Court's Rejection of Plaintiff's Argument
The court rejected the plaintiff's argument that Eaton should be liable for the difference between the par value of the stock and the fair value of the consideration paid. It noted that the plaintiff's theory relied on the assumption that Eaton held title to the 1,022 escrowed shares, which the court had already determined was not the case. The reasoning highlighted that liability under the Corporations Code sections cited by the plaintiff could only arise if a stockholder failed to deliver adequate consideration equal to the par value of the shares received. Since Eaton had adequately delivered consideration for the shares he was, in fact, given, the court found that he had satisfied his obligations to the corporation. Thus, the court concluded that the trial court's initial judgment against Eaton was erroneous and inconsistent with the law, leading to the affirmation of the order for a new trial.

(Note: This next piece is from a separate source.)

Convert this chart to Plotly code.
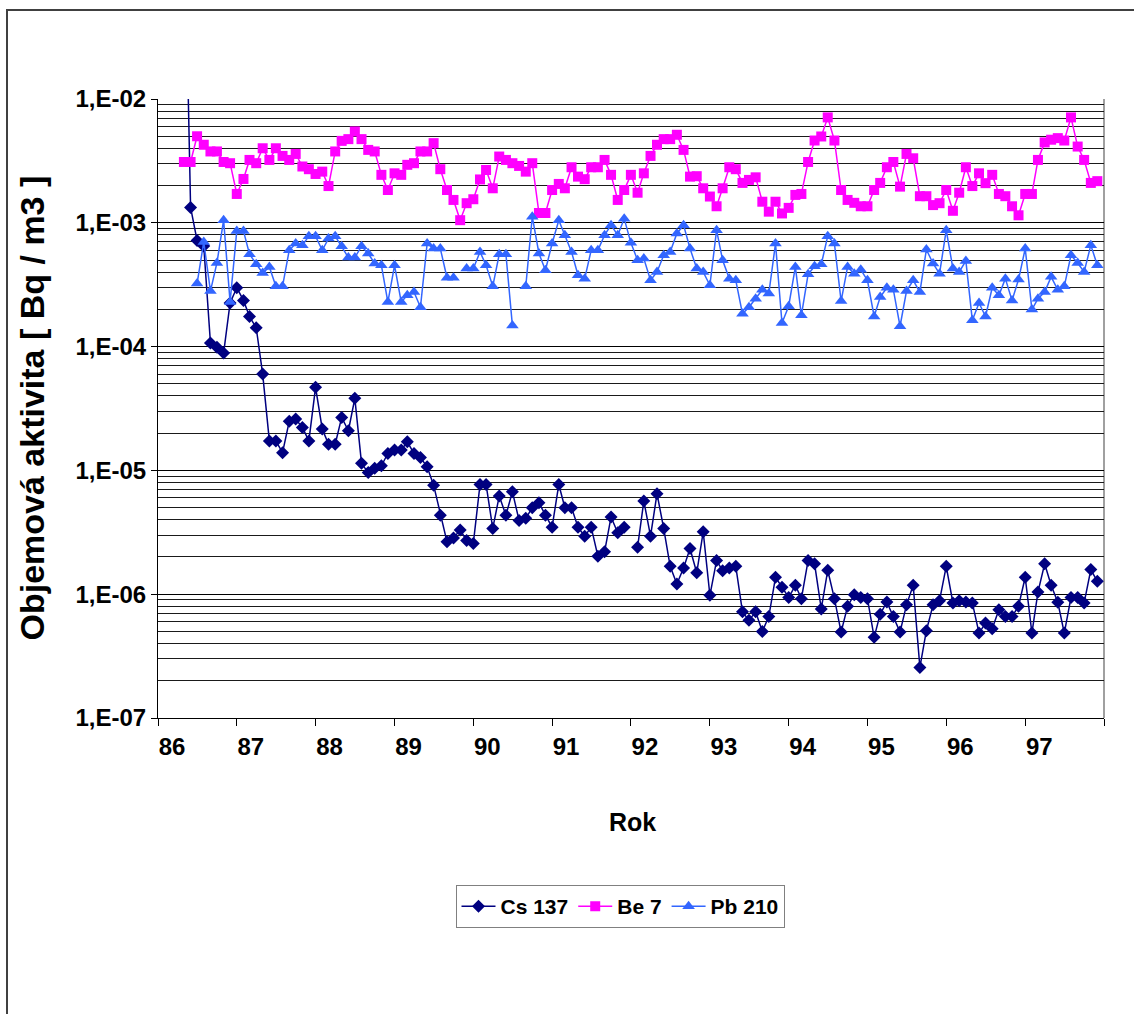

Conclusion on Stockholder Liability
In its conclusion, the court underscored that stockholders are only liable for unpaid shares when they have not delivered sufficient consideration equal to the par value of the shares they received. The court affirmed that Eaton's liability to the creditors of Eaton Frozen Foods, Inc. was contingent upon whether he had received full ownership of the shares at issue. Given the court's determination that the shares held in escrow did not pass title to Eaton, he could not be held liable for any unpaid amounts related to those shares. The court's reasoning reinforced the principle that legal ownership and liability are intrinsically linked to the actual delivery of stock certificates, and that conditions preventing such delivery can shield shareholders from liability for unpaid stock. Therefore, the appellate court upheld the trial court's decision to grant a new trial, dismissing the appeal from the original judgment against Eaton.